------ Material

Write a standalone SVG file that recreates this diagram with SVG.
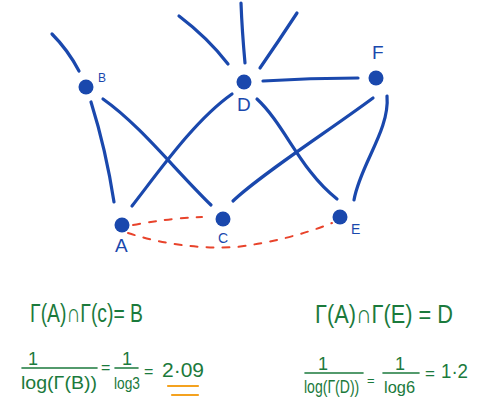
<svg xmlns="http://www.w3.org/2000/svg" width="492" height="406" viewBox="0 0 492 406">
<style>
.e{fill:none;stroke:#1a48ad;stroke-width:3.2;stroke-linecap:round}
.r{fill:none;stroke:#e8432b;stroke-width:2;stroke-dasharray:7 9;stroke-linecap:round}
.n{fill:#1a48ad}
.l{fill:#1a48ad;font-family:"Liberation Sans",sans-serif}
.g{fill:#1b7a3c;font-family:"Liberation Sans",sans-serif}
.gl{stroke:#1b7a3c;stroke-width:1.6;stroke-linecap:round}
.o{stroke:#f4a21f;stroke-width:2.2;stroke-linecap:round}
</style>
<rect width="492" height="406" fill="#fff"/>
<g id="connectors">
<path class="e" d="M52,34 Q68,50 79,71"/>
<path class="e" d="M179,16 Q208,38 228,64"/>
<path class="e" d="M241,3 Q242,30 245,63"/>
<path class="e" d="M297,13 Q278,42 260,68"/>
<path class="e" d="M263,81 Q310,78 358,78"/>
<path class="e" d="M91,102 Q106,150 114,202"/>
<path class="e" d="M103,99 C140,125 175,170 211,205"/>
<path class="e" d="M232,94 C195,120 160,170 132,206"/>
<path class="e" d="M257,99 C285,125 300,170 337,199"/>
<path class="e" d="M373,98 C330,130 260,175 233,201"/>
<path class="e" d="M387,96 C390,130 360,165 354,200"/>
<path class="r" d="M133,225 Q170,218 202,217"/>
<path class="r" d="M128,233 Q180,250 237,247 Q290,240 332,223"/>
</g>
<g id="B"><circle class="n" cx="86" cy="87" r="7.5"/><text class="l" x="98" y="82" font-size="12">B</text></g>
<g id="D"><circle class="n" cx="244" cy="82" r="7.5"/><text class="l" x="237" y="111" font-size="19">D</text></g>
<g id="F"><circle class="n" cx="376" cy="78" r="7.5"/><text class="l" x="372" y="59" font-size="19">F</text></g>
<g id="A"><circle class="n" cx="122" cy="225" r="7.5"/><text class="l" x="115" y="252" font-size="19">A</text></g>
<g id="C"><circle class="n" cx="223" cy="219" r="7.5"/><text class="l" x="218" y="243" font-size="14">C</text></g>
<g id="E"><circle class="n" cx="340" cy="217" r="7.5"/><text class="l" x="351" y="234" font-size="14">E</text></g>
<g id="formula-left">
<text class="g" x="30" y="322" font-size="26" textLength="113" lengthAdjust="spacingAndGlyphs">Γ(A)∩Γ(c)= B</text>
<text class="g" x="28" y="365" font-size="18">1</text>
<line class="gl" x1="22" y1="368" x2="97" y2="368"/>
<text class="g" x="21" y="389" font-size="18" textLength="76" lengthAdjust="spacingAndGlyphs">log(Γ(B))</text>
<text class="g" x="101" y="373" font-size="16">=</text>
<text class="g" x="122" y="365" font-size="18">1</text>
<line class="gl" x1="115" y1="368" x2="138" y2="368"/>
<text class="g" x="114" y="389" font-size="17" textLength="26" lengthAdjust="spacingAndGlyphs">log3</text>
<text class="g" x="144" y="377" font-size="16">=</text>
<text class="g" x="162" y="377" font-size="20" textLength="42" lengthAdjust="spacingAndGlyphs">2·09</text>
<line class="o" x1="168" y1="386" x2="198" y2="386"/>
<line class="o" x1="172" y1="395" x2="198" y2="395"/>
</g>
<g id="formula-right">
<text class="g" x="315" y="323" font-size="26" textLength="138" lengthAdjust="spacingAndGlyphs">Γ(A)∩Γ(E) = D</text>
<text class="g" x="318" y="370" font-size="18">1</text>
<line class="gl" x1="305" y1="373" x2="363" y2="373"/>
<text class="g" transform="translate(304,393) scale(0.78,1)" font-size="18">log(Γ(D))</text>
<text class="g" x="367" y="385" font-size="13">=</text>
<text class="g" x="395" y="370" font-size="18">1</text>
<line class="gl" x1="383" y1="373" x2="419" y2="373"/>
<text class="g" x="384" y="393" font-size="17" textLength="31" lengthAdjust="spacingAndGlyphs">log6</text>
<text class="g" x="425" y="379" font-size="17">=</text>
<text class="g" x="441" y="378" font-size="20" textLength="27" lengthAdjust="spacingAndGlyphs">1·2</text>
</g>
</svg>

------------

Go through the listing above and write it all out exactly, leaving out any picture.

Write a standalone SVG file that recreates this diagram with SVG.
<svg xmlns="http://www.w3.org/2000/svg" width="492" height="406" viewBox="0 0 492 406">
<style>
.e{fill:none;stroke:#1a48ad;stroke-width:3.2;stroke-linecap:round}
.r{fill:none;stroke:#e8432b;stroke-width:2;stroke-dasharray:7 9;stroke-linecap:round}
.n{fill:#1a48ad}
.l{fill:#1a48ad;font-family:"Liberation Sans",sans-serif}
.g{fill:#1b7a3c;font-family:"Liberation Sans",sans-serif}
.gl{stroke:#1b7a3c;stroke-width:1.6;stroke-linecap:round}
.o{stroke:#f4a21f;stroke-width:2.2;stroke-linecap:round}
</style>
<rect width="492" height="406" fill="#fff"/>
<g id="connectors">
<path class="e" d="M52,34 Q68,50 79,71"/>
<path class="e" d="M179,16 Q208,38 228,64"/>
<path class="e" d="M241,3 Q242,30 245,63"/>
<path class="e" d="M297,13 Q278,42 260,68"/>
<path class="e" d="M263,81 Q310,78 358,78"/>
<path class="e" d="M91,102 Q106,150 114,202"/>
<path class="e" d="M103,99 C140,125 175,170 211,205"/>
<path class="e" d="M232,94 C195,120 160,170 132,206"/>
<path class="e" d="M257,99 C285,125 300,170 337,199"/>
<path class="e" d="M373,98 C330,130 260,175 233,201"/>
<path class="e" d="M387,96 C390,130 360,165 354,200"/>
<path class="r" d="M133,225 Q170,218 202,217"/>
<path class="r" d="M128,233 Q180,250 237,247 Q290,240 332,223"/>
</g>
<g id="B"><circle class="n" cx="86" cy="87" r="7.5"/><text class="l" x="98" y="82" font-size="12">B</text></g>
<g id="D"><circle class="n" cx="244" cy="82" r="7.5"/><text class="l" x="237" y="111" font-size="19">D</text></g>
<g id="F"><circle class="n" cx="376" cy="78" r="7.5"/><text class="l" x="372" y="59" font-size="19">F</text></g>
<g id="A"><circle class="n" cx="122" cy="225" r="7.5"/><text class="l" x="115" y="252" font-size="19">A</text></g>
<g id="C"><circle class="n" cx="223" cy="219" r="7.5"/><text class="l" x="218" y="243" font-size="14">C</text></g>
<g id="E"><circle class="n" cx="340" cy="217" r="7.5"/><text class="l" x="351" y="234" font-size="14">E</text></g>
<g id="formula-left">
<text class="g" x="30" y="322" font-size="26" textLength="113" lengthAdjust="spacingAndGlyphs">Γ(A)∩Γ(c)= B</text>
<text class="g" x="28" y="365" font-size="18">1</text>
<line class="gl" x1="22" y1="368" x2="97" y2="368"/>
<text class="g" x="21" y="389" font-size="18" textLength="76" lengthAdjust="spacingAndGlyphs">log(Γ(B))</text>
<text class="g" x="101" y="373" font-size="16">=</text>
<text class="g" x="122" y="365" font-size="18">1</text>
<line class="gl" x1="115" y1="368" x2="138" y2="368"/>
<text class="g" x="114" y="389" font-size="17" textLength="26" lengthAdjust="spacingAndGlyphs">log3</text>
<text class="g" x="144" y="377" font-size="16">=</text>
<text class="g" x="162" y="377" font-size="20" textLength="42" lengthAdjust="spacingAndGlyphs">2·09</text>
<line class="o" x1="168" y1="386" x2="198" y2="386"/>
<line class="o" x1="172" y1="395" x2="198" y2="395"/>
</g>
<g id="formula-right">
<text class="g" x="315" y="323" font-size="26" textLength="138" lengthAdjust="spacingAndGlyphs">Γ(A)∩Γ(E) = D</text>
<text class="g" x="318" y="370" font-size="18">1</text>
<line class="gl" x1="305" y1="373" x2="363" y2="373"/>
<text class="g" transform="translate(304,393) scale(0.78,1)" font-size="18">log(Γ(D))</text>
<text class="g" x="367" y="385" font-size="13">=</text>
<text class="g" x="395" y="370" font-size="18">1</text>
<line class="gl" x1="383" y1="373" x2="419" y2="373"/>
<text class="g" x="384" y="393" font-size="17" textLength="31" lengthAdjust="spacingAndGlyphs">log6</text>
<text class="g" x="425" y="379" font-size="17">=</text>
<text class="g" x="441" y="378" font-size="20" textLength="27" lengthAdjust="spacingAndGlyphs">1·2</text>
</g>
</svg>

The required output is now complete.